(Figure scripts)
◇ ◇ ◇

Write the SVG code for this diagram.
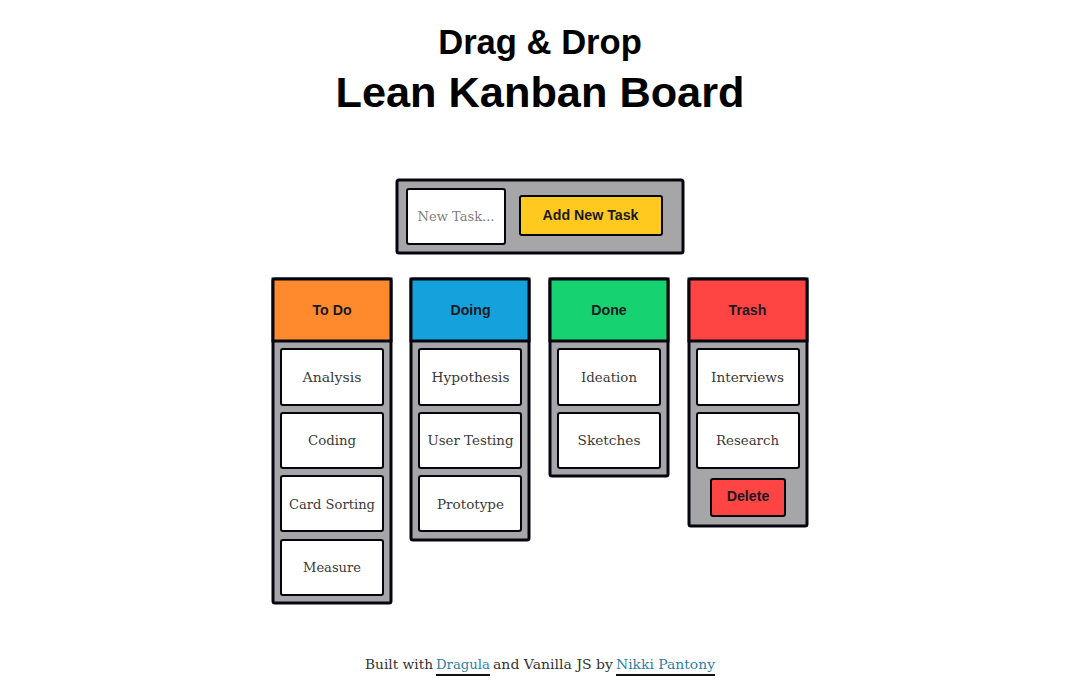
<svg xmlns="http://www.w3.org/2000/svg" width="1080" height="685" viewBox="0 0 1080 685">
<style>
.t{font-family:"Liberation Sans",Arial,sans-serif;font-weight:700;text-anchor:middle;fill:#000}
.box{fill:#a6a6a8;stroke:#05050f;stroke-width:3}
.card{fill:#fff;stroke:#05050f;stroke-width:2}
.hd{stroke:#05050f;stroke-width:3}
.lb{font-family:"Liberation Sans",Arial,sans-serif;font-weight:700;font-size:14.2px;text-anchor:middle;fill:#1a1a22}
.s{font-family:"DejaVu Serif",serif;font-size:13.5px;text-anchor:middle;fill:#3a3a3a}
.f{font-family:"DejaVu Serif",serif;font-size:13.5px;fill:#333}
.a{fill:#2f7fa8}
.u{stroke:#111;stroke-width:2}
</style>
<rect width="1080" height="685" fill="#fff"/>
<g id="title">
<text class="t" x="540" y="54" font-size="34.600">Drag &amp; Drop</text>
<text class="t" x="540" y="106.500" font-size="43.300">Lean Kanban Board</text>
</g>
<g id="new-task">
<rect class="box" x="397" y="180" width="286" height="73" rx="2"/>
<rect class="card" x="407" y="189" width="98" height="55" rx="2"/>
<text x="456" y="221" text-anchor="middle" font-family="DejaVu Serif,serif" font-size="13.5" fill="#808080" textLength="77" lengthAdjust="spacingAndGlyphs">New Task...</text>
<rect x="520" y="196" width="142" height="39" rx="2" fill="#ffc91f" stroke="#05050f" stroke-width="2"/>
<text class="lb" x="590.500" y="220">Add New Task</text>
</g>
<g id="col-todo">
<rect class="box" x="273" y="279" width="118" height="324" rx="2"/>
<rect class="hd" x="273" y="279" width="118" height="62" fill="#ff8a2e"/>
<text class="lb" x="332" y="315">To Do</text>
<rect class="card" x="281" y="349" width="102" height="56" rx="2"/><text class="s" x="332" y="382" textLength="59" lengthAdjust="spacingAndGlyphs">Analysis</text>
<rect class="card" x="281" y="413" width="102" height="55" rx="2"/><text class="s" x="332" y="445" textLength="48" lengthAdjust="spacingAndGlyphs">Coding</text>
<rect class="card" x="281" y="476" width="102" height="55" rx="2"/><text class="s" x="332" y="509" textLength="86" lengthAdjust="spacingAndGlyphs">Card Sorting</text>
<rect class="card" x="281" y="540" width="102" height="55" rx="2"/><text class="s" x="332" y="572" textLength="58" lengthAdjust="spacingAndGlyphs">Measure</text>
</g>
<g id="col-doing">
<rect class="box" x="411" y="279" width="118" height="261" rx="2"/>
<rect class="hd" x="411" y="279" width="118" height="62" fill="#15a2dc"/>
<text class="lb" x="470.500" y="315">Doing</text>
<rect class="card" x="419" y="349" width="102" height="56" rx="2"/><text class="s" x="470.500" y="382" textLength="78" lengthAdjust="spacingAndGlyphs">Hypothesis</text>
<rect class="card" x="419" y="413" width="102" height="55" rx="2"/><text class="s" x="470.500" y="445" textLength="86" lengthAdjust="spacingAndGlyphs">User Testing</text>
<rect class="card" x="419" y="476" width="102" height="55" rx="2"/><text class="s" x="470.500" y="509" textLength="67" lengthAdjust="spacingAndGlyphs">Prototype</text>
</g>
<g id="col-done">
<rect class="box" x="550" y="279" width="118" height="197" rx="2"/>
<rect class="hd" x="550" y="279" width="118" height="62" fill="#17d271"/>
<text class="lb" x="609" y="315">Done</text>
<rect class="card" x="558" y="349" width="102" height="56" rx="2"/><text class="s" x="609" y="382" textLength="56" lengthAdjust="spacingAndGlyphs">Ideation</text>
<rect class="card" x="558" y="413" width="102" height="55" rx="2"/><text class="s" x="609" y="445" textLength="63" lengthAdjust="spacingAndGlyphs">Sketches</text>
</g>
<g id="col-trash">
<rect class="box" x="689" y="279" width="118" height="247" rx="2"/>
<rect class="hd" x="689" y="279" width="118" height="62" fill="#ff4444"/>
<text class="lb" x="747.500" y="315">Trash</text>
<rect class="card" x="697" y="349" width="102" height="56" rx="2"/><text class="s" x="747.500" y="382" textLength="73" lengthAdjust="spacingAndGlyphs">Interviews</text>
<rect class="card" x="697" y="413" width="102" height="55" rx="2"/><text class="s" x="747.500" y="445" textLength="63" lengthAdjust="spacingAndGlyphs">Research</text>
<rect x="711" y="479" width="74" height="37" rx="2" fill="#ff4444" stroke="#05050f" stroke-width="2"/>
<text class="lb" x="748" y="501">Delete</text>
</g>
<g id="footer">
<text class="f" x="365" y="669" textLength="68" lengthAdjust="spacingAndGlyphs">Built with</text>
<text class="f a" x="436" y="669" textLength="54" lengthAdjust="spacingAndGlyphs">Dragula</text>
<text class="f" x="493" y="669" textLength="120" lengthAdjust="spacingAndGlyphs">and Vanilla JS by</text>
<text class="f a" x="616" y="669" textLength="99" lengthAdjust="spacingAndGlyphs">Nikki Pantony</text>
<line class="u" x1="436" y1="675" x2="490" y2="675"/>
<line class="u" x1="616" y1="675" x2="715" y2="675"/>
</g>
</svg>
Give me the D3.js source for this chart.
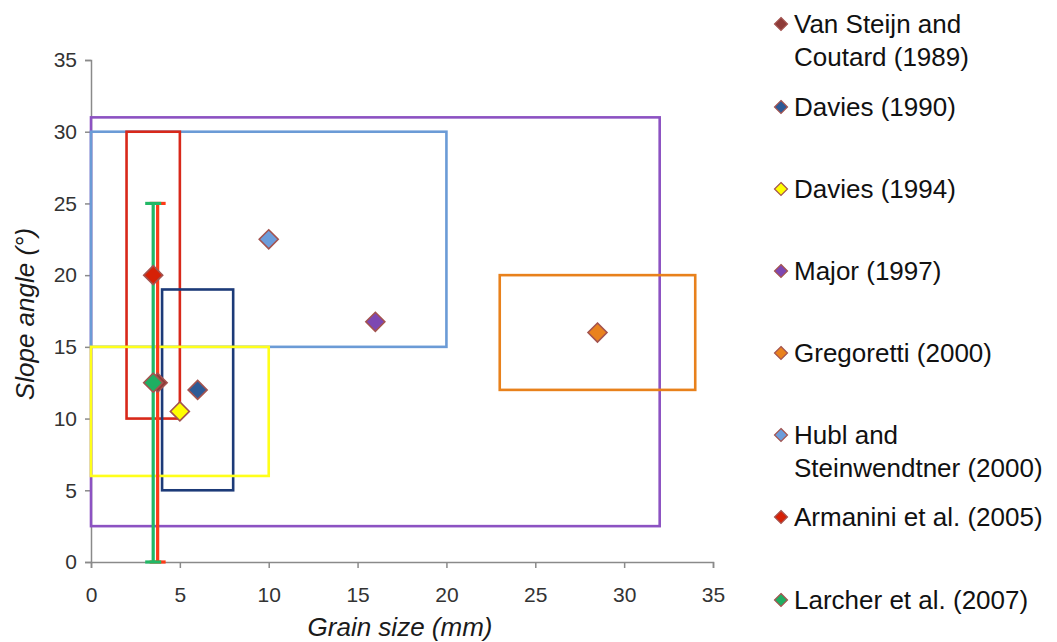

◇ ◇ ◇

> GIVEN PROBLEM
What you return should match the records above word for word, minus the pictures.

> COMPLETE ANSWER
Write the SVG code for this diagram.
<svg xmlns="http://www.w3.org/2000/svg" width="1080" height="685" viewBox="0 0 1080 685">
<style>
.t{font-family:"Liberation Sans",Arial,sans-serif;font-weight:700;text-anchor:middle;fill:#000}
.box{fill:#a6a6a8;stroke:#05050f;stroke-width:3}
.card{fill:#fff;stroke:#05050f;stroke-width:2}
.hd{stroke:#05050f;stroke-width:3}
.lb{font-family:"Liberation Sans",Arial,sans-serif;font-weight:700;font-size:14.2px;text-anchor:middle;fill:#1a1a22}
.s{font-family:"DejaVu Serif",serif;font-size:13.5px;text-anchor:middle;fill:#3a3a3a}
.f{font-family:"DejaVu Serif",serif;font-size:13.5px;fill:#333}
.a{fill:#2f7fa8}
.u{stroke:#111;stroke-width:2}
</style>
<rect width="1080" height="685" fill="#fff"/>
<g id="title">
<text class="t" x="540" y="54" font-size="34.600">Drag &amp; Drop</text>
<text class="t" x="540" y="106.500" font-size="43.300">Lean Kanban Board</text>
</g>
<g id="new-task">
<rect class="box" x="397" y="180" width="286" height="73" rx="2"/>
<rect class="card" x="407" y="189" width="98" height="55" rx="2"/>
<text x="456" y="221" text-anchor="middle" font-family="DejaVu Serif,serif" font-size="13.5" fill="#808080" textLength="77" lengthAdjust="spacingAndGlyphs">New Task...</text>
<rect x="520" y="196" width="142" height="39" rx="2" fill="#ffc91f" stroke="#05050f" stroke-width="2"/>
<text class="lb" x="590.500" y="220">Add New Task</text>
</g>
<g id="col-todo">
<rect class="box" x="273" y="279" width="118" height="324" rx="2"/>
<rect class="hd" x="273" y="279" width="118" height="62" fill="#ff8a2e"/>
<text class="lb" x="332" y="315">To Do</text>
<rect class="card" x="281" y="349" width="102" height="56" rx="2"/><text class="s" x="332" y="382" textLength="59" lengthAdjust="spacingAndGlyphs">Analysis</text>
<rect class="card" x="281" y="413" width="102" height="55" rx="2"/><text class="s" x="332" y="445" textLength="48" lengthAdjust="spacingAndGlyphs">Coding</text>
<rect class="card" x="281" y="476" width="102" height="55" rx="2"/><text class="s" x="332" y="509" textLength="86" lengthAdjust="spacingAndGlyphs">Card Sorting</text>
<rect class="card" x="281" y="540" width="102" height="55" rx="2"/><text class="s" x="332" y="572" textLength="58" lengthAdjust="spacingAndGlyphs">Measure</text>
</g>
<g id="col-doing">
<rect class="box" x="411" y="279" width="118" height="261" rx="2"/>
<rect class="hd" x="411" y="279" width="118" height="62" fill="#15a2dc"/>
<text class="lb" x="470.500" y="315">Doing</text>
<rect class="card" x="419" y="349" width="102" height="56" rx="2"/><text class="s" x="470.500" y="382" textLength="78" lengthAdjust="spacingAndGlyphs">Hypothesis</text>
<rect class="card" x="419" y="413" width="102" height="55" rx="2"/><text class="s" x="470.500" y="445" textLength="86" lengthAdjust="spacingAndGlyphs">User Testing</text>
<rect class="card" x="419" y="476" width="102" height="55" rx="2"/><text class="s" x="470.500" y="509" textLength="67" lengthAdjust="spacingAndGlyphs">Prototype</text>
</g>
<g id="col-done">
<rect class="box" x="550" y="279" width="118" height="197" rx="2"/>
<rect class="hd" x="550" y="279" width="118" height="62" fill="#17d271"/>
<text class="lb" x="609" y="315">Done</text>
<rect class="card" x="558" y="349" width="102" height="56" rx="2"/><text class="s" x="609" y="382" textLength="56" lengthAdjust="spacingAndGlyphs">Ideation</text>
<rect class="card" x="558" y="413" width="102" height="55" rx="2"/><text class="s" x="609" y="445" textLength="63" lengthAdjust="spacingAndGlyphs">Sketches</text>
</g>
<g id="col-trash">
<rect class="box" x="689" y="279" width="118" height="247" rx="2"/>
<rect class="hd" x="689" y="279" width="118" height="62" fill="#ff4444"/>
<text class="lb" x="747.500" y="315">Trash</text>
<rect class="card" x="697" y="349" width="102" height="56" rx="2"/><text class="s" x="747.500" y="382" textLength="73" lengthAdjust="spacingAndGlyphs">Interviews</text>
<rect class="card" x="697" y="413" width="102" height="55" rx="2"/><text class="s" x="747.500" y="445" textLength="63" lengthAdjust="spacingAndGlyphs">Research</text>
<rect x="711" y="479" width="74" height="37" rx="2" fill="#ff4444" stroke="#05050f" stroke-width="2"/>
<text class="lb" x="748" y="501">Delete</text>
</g>
<g id="footer">
<text class="f" x="365" y="669" textLength="68" lengthAdjust="spacingAndGlyphs">Built with</text>
<text class="f a" x="436" y="669" textLength="54" lengthAdjust="spacingAndGlyphs">Dragula</text>
<text class="f" x="493" y="669" textLength="120" lengthAdjust="spacingAndGlyphs">and Vanilla JS by</text>
<text class="f a" x="616" y="669" textLength="99" lengthAdjust="spacingAndGlyphs">Nikki Pantony</text>
<line class="u" x1="436" y1="675" x2="490" y2="675"/>
<line class="u" x1="616" y1="675" x2="715" y2="675"/>
</g>
</svg>
Give me the D3.js source for this chart.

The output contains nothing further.